Мои пальцы впиваются в его футболку, мой лоб прижимается к твердой груди, и я даю волю слезам.
Рыдания разрывают мою грудь, и я выплескиваю их наружу. Я даже не знаю, из-за чего плачу.
Это были всего лишь кошмары. Они ненастоящие.
Они не могут быть настоящими.
Я сильнее сворачиваюсь калачиком на коленях Эйдена и крепче прижимаюсь к нему. Он настоящий. Его тепло и странное чувство защищенности, которое я испытываю в его объятиях, реальны.
Кошмары – нет.
Эйден кладет руку мне под ягодицы и притягивает к себе, так что я сажусь к нему на колени. Я обвиваю ногами его талию, душа.
Он не жалуется.
Он молчит, поглаживая меня по спине, волосам и тыльной стороне руки.

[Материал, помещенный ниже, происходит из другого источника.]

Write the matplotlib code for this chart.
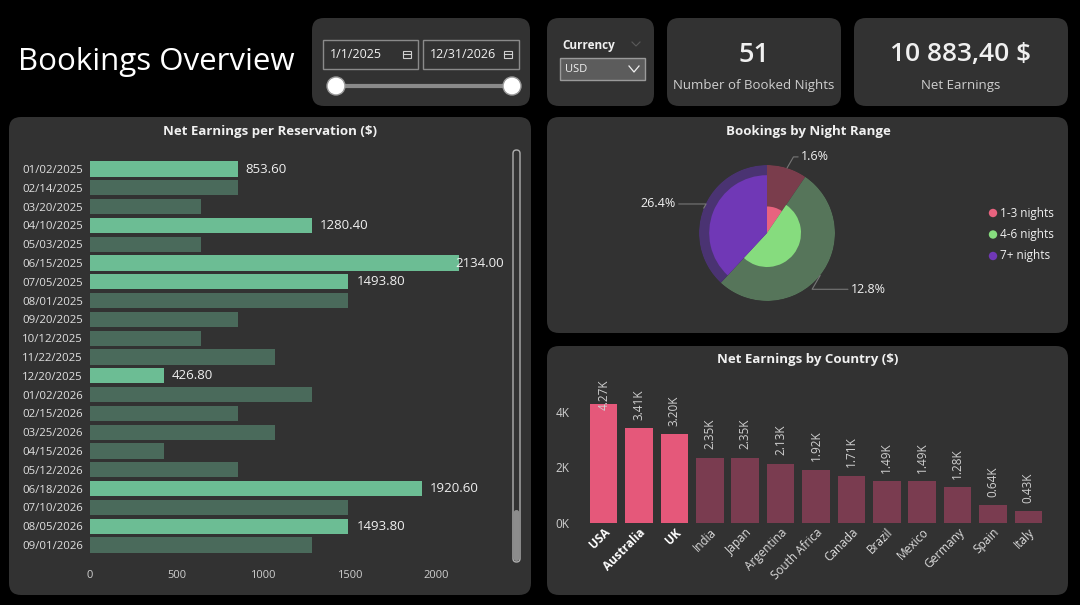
import numpy as np
import matplotlib.pyplot as plt
from matplotlib.patches import FancyBboxPatch, Circle, Rectangle

plt.rcParams['font.family'] = ['Open Sans', 'DejaVu Sans']

W, H = 1080, 605

# --- data -------------------------------------------------------------
res_dates = ["01/02/2025", "02/14/2025", "03/20/2025", "04/10/2025", "05/03/2025",
             "06/15/2025", "07/05/2025", "08/01/2025", "09/20/2025", "10/12/2025",
             "11/22/2025", "12/20/2025", "01/02/2026", "02/15/2026", "03/25/2026",
             "04/15/2026", "05/12/2026", "06/18/2026", "07/10/2026", "08/05/2026",
             "09/01/2026"]
res_earnings = [853.60, 853.60, 640.20, 1280.40, 640.20,
                2134.00, 1493.80, 1493.80, 853.60, 640.20,
                1067.00, 426.80, 1280.40, 853.60, 1067.00,
                426.80, 853.60, 1920.60, 1493.80, 1493.80,
                1280.40]
res_selected = [1, 0, 0, 1, 0, 1, 1, 0, 0, 0, 0, 1, 0, 0, 0, 0, 0, 1, 0, 1, 0]

night_ranges = ["1-3 nights", "4-6 nights", "7+ nights"]
night_bookings = [2, 11, 8]
night_labels = ["1.6%", "12.8%", "26.4%"]
night_inner = [0.39, 0.50, 0.85]

countries = ["USA", "Australia", "UK", "India", "Japan", "Argentina", "South Africa",
             "Canada", "Brazil", "Mexico", "Germany", "Spain", "Italy"]
country_earnings = [4268.0, 3414.4, 3201.0, 2347.4, 2347.4, 2134.0, 1920.6,
                    1707.2, 1493.8, 1493.8, 1280.4, 640.2, 426.8]
country_top = [1, 1, 1, 0, 0, 0, 0, 0, 0, 0, 0, 0, 0]

booked_nights = 51
net_earnings = 10883.40
date_from, date_to = "1/1/2025", "12/31/2026"
currency = "USD"

# --- colours ----------------------------------------------------------
PANEL = "#323232"
TXT = "#f0f0f0"
SUB = "#cfcfcf"
GREEN_HI, GREEN_LO = "#6cbd94", "#4a6a5b"
PINK_HI, PINK_LO = "#e5587a", "#7a3c50"
ring_cols = ["#7a3d4c", "#56755a", "#4a3372"]
inner_cols = ["#e8637f", "#86dc7e", "#7038b6"]

fig = plt.figure(figsize=(W / 100, H / 100), dpi=100)
fig.patch.set_facecolor("black")

bg = fig.add_axes([0, 0, 1, 1])
bg.set_xlim(0, W)
bg.set_ylim(H, 0)
bg.axis("off")
bg.set_zorder(0)


def panel(x0, y0, x1, y1, r=12):
    bg.add_patch(FancyBboxPatch((x0, y0), x1 - x0, y1 - y0,
                                boxstyle=f"round,pad=0,rounding_size={r}",
                                fc=PANEL, ec="none"))


def px_axes(x0, y0, x1, y1, **kw):
    ax = fig.add_axes([x0 / W, 1 - y1 / H, (x1 - x0) / W, (y1 - y0) / H], **kw)
    ax.set_zorder(1)
    ax.patch.set_alpha(0)
    return ax


# panels
panel(312, 18, 530, 106)
panel(547, 18, 654, 106)
panel(667, 18, 841, 106)
panel(854, 18, 1068, 106)
panel(9, 117, 531, 595)
panel(547, 117, 1068, 333)
panel(547, 346, 1068, 595)

# --- header -----------------------------------------------------------
bg.text(18, 62, "Bookings Overview", color="white", fontsize=22.5, va="center", ha="left")

# date slicer
for bx0, bx1, txt in [(323, 418, date_from), (423, 519, date_to)]:
    bg.add_patch(Rectangle((bx0, 40), bx1 - bx0, 29, fc=PANEL, ec="#8a8a8a", lw=1))
    bg.text(bx0 + 7, 55, txt, color=TXT, fontsize=9, va="center")
    bg.add_patch(Rectangle((bx1 - 15, 51), 8, 7, fc="none", ec=SUB, lw=0.8))
    bg.plot([bx1 - 15, bx1 - 7], [53.5, 53.5], color=SUB, lw=0.8)
bg.plot([336, 512], [86, 86], color="#8a8a8a", lw=3, solid_capstyle="round")
for cx in (336, 512):
    bg.add_patch(Circle((cx, 86), 9, fc="white", ec="#999999", lw=1, zorder=3))

# currency slicer
bg.text(562, 45, "Currency", color=TXT, fontsize=8.5, fontweight="bold", va="center")
bg.plot([632, 636, 640], [42, 46, 42], color="#5a5a5a", lw=0.8)
bg.add_patch(Rectangle((560, 58), 85, 22, fc="#5c5c5c", ec="#9a9a9a", lw=1))
bg.text(565, 70, currency, color=TXT, fontsize=8, va="center")
bg.plot([629, 634, 639], [66, 72, 66], color=TXT, lw=0.9)

# cards
bg.text(754, 55, f"{booked_nights}", color=TXT, fontsize=19.5, fontweight="semibold",
        ha="center", va="center")
bg.text(754, 86, "Number of Booked Nights", color=SUB, fontsize=9.5, ha="center", va="center")
net_txt = f"{net_earnings:,.2f}".replace(",", " ").replace(".", ",") + " $"
bg.text(961, 55, net_txt, color=TXT, fontsize=19, fontweight="semibold",
        ha="center", va="center")
bg.text(961, 86, "Net Earnings", color=SUB, fontsize=9.5, ha="center", va="center")

# --- net earnings per reservation -------------------------------------
bg.text(270, 132, "Net Earnings per Reservation ($)", color=TXT, fontsize=9.5,
        fontweight="bold", ha="center", va="center")
ax = px_axes(90, 159.6, 500, 554.4)
y = np.arange(len(res_dates))
cols = [GREEN_HI if s else GREEN_LO for s in res_selected]
ax.barh(y, res_earnings, height=0.8, color=cols)
ax.set_xlim(0, 2370)
ax.set_ylim(len(res_dates) - 0.5, -0.5)
ax.set_yticks(y, res_dates)
ax.set_xticks([0, 500, 1000, 1500, 2000])
ax.tick_params(length=0, colors=SUB, labelsize=8)
ax.tick_params(axis="y", pad=5, colors="#e0e0e0", labelsize=8.2)
ax.tick_params(axis="x", pad=11)
for s in ax.spines.values():
    s.set_visible(False)
for yi, v, s in zip(y, res_earnings, res_selected):
    if s:
        ax.text(min(v + 46, 2110), yi, f"{v:.2f}", color=TXT, fontsize=9.5, va="center")

# scrollbar
bg.add_patch(FancyBboxPatch((513, 150), 7, 412, boxstyle="round,pad=0,rounding_size=3.5",
                            fc=PANEL, ec="#b0b0b0", lw=1))
bg.add_patch(FancyBboxPatch((513.5, 510), 6, 51, boxstyle="round,pad=0,rounding_size=3",
                            fc="#8c8c8c", ec="none"))

# --- bookings by night range ------------------------------------------
bg.text(808, 132, "Bookings by Night Range", color=TXT, fontsize=9.5,
        fontweight="bold", ha="center", va="center")
pax = px_axes(699, 165, 835, 301, projection="polar")
pax.set_theta_zero_location("N")
pax.set_theta_direction(-1)
widths = 2 * np.pi * np.array(night_bookings) / sum(night_bookings)
starts = np.concatenate([[0], np.cumsum(widths)[:-1]])
pax.bar(starts, 1.0, width=widths, align="edge", color=ring_cols, linewidth=0)
pax.bar(starts, night_inner, width=widths, align="edge", color=inner_cols, linewidth=0)
pax.set_ylim(0, 1)
pax.axis("off")
mids = starts + widths / 2
offsets = [(10, 8), (22, -10), (-20, 3)]
for m, lab, off in zip(mids, night_labels, offsets):
    pax.annotate(lab, xy=(m, 1.0), xytext=off, textcoords="offset points",
                 color=TXT, fontsize=9, va="center",
                 ha="left" if off[0] > 0 else "right",
                 arrowprops=dict(arrowstyle="-", color="#777777", lw=0.8,
                                 shrinkA=0, shrinkB=0,
                                 connectionstyle="angle,angleA=0,angleB=60,rad=0"),
                 annotation_clip=False)
for i, (lab, c) in enumerate(zip(night_ranges, inner_cols)):
    yy = 213 + i * 21.5
    bg.add_patch(Circle((993, yy), 4.2, fc=c, ec="none"))
    bg.text(1000, yy, lab, color=TXT, fontsize=8.5, va="center")

# --- net earnings by country ------------------------------------------
bg.text(808, 360, "Net Earnings by Country ($)", color=TXT, fontsize=9.5,
        fontweight="bold", ha="center", va="center")
cax = px_axes(586, 384, 1046, 523)
x = np.arange(len(countries))
ccols = [PINK_HI if t else PINK_LO for t in country_top]
cax.bar(x, country_earnings, width=0.78, color=ccols)
cax.set_xlim(-0.5, len(countries) - 0.5)
cax.set_ylim(0, 5000)
cax.set_yticks([0, 2000, 4000], ["0K", "2K", "4K"])
cax.set_xticks(x, countries)
cax.tick_params(length=0, colors=SUB, labelsize=8.5)
cax.tick_params(axis="y", pad=12)
cax.tick_params(axis="x", pad=2)
for lbl, t in zip(cax.get_xticklabels(), country_top):
    lbl.set_rotation(45)
    lbl.set_ha("right")
    lbl.set_rotation_mode("anchor")
    lbl.set_color("white" if t else "#dddddd")
    if t:
        lbl.set_fontweight("bold")
for s in cax.spines.values():
    s.set_visible(False)
for xi, v in zip(x, country_earnings):
    cax.text(xi, min(v + 300, 4050), f"{v / 1000:.2f}K", rotation=90, color=SUB,
             fontsize=8.5, ha="center", va="bottom")

fig.savefig("out.png", dpi=100, facecolor=fig.get_facecolor())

Я не могла бы быть более благодарна за его спокойное, похожее на якорь присутствие. Он здесь, но он не разговаривает. Он позволяет мне справиться с этим самой.
В последний раз, когда у меня был подобный эпизод, как ни странно, два года назад, сразу после моего первого дня в школе, тетя и дядя взбесились.
И я имею в виду, они действительно взбесились.
Я подумала, что тетя была монстром, и ударила ее. Я кричала и проклинала ее. Я не останавливалась до тех пор, пока дядя не выставил ее из комнаты.
Когда я пришла в сознание, тетя не переставала спрашивать меня, что я видела. На ее лице было такое выражение ужаса, словно ее вот-вот стошнит. Утром они отвезли меня к доктору Хану, и я почти полгода проходила сеансы терапии.
С тех пор я избегаю кошмаров, или, по крайней мере, сильных, калечащих, которые кажутся такими… реальными.
В течение последних двух лет я не беспокоила тетю и дядю своими кошмарами, даже когда мне нужно было поплакать на чьем-нибудь плече. Даже когда то, что я увидела – то, что я почувствовала, – напугало меня до чертиков.
Странно, что Эйден, мой мучитель и кошмар наяву, играет роль, которую никто из них не играл.
Как он может быть тем плечом, на котором я плачу?
Все еще сжимая его футболку, я смотрю на него снизу вверх. Его брови сведены вместе над глазами самого темного цвета, который я когда-либо видела у него. Черты его лица выражают глубокую озабоченность.
У меня перехватывает дыхание.
Кто бы мог подумать, что настанет день, когда Эйден Кинг будет беспокоиться обо мне?